Let's calculate $$a * b$$ using the given definition:
$$a * b = \frac{ab}{4}$$
Now, let's calculate $$b * a$$ using the given definition:
$$b * a = \frac{ba}{4}$$
We know that for regular multiplication, the order of numbers does not affect the product (for example, $$2 \times 3 = 6$$ and $$3 \times 2 = 6$$). This property is called the commutative property of multiplication. Therefore, $$ab$$ is exactly the same as $$ba$$.
Since $$ab = ba$$, it follows that $$\frac{ab}{4}$$ is equal to $$\frac{ba}{4}$$.
Thus, $$a * b = b * a$$.
Therefore, the binary operation '$$*$$' is commutative.

**step4** Understanding associativity

For an operation to be associative, when we operate on three numbers, the way we group them for calculation does not change the final result. In other words, for any rational numbers $$a$$, $$b$$, and $$c$$, we need to check if $$(a * b) * c$$ gives the same result as $$a * (b * c)$$.

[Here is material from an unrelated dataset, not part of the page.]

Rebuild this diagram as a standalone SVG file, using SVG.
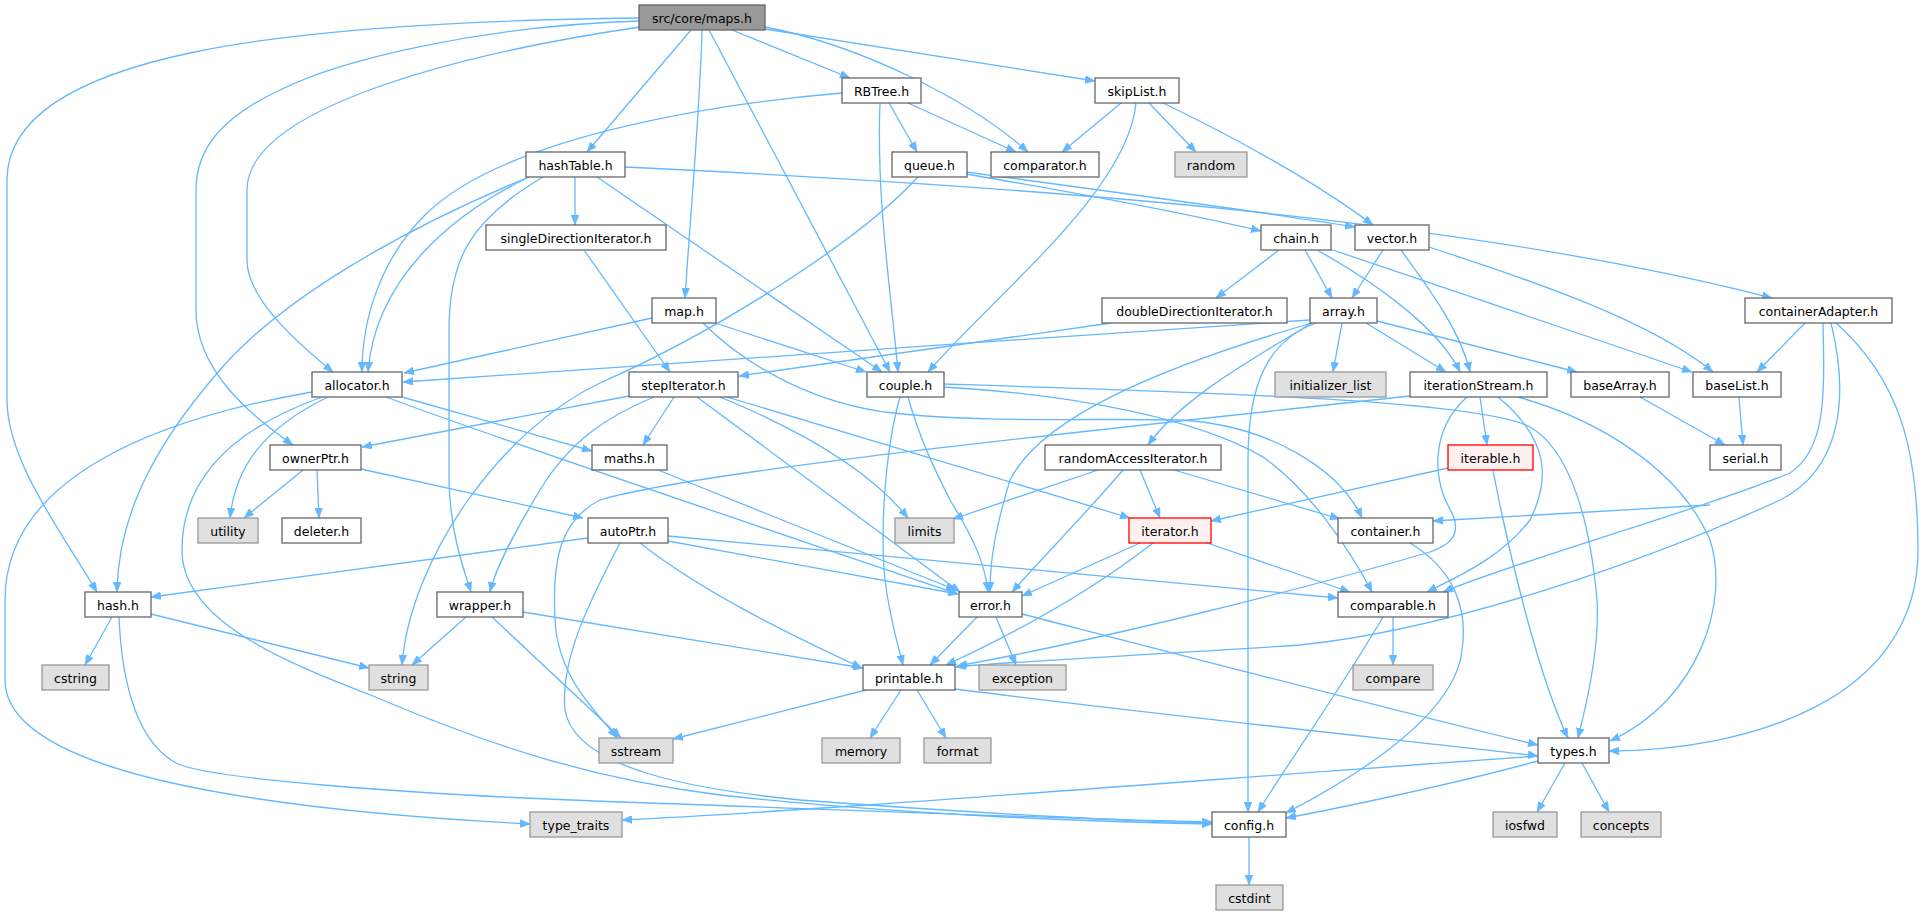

**step5** Checking associativity - Left-hand side

Let's evaluate the left-hand side of the associativity property: $$(a * b) * c$$.
First, we calculate the part inside the parentheses, $$a * b$$:
$$a * b = \frac{ab}{4}$$
Now, we use this result ($$\frac{ab}{4}$$) as the first number in the next operation with $$c$$:
$$(a * b) * c = \left(\frac{ab}{4}\right) * c$$
According to the definition of the operation, we multiply the first number ($$\frac{ab}{4}$$) by the second number ($$c$$) and then divide by 4:
$$(a * b) * c = \frac{\left(\frac{ab}{4}\right) \times c}{4}$$
To simplify the expression, we multiply the numerator by $$c$$:
$$= \frac{\frac{abc}{4}}{4}$$
Dividing a fraction by a whole number is the same as multiplying the denominator by that whole number, or multiplying the fraction by $$\frac{1}{\text{number}}$$:
$$= \frac{abc}{4 \times 4}$$
$$= \frac{abc}{16}$$

**step6** Checking associativity - Right-hand side

Now, let's evaluate the right-hand side of the associativity property: $$a * (b * c)$$.
First, we calculate the part inside the parentheses, $$b * c$$:
$$b * c = \frac{bc}{4}$$
Now, we use $$a$$ as the first number and this result ($$\frac{bc}{4}$$) as the second number in the next operation:
$$a * (b * c) = a * \left(\frac{bc}{4}\right)$$
According to the definition of the operation, we multiply the first number ($$a$$) by the second number ($$\frac{bc}{4}$$) and then divide by 4:
$$a * (b * c) = \frac{a \times \left(\frac{bc}{4}\right)}{4}$$
To simplify the expression, we multiply the numerator by $$a$$:
$$= \frac{\frac{abc}{4}}{4}$$
Similar to the previous step, dividing by 4 is the same as multiplying the denominator by 4:
$$= \frac{abc}{4 \times 4}$$
$$= \frac{abc}{16}$$

**step7** Conclusion for associativity

From our calculations, we found that the left-hand side $$(a * b) * c$$ simplifies to $$\frac{abc}{16}$$, and the right-hand side $$a * (b * c)$$ also simplifies to $$\frac{abc}{16}$$.
Since both sides are equal, $$(a * b) * c = a * (b * c)$$.
Therefore, the binary operation '$$*$$' is associative.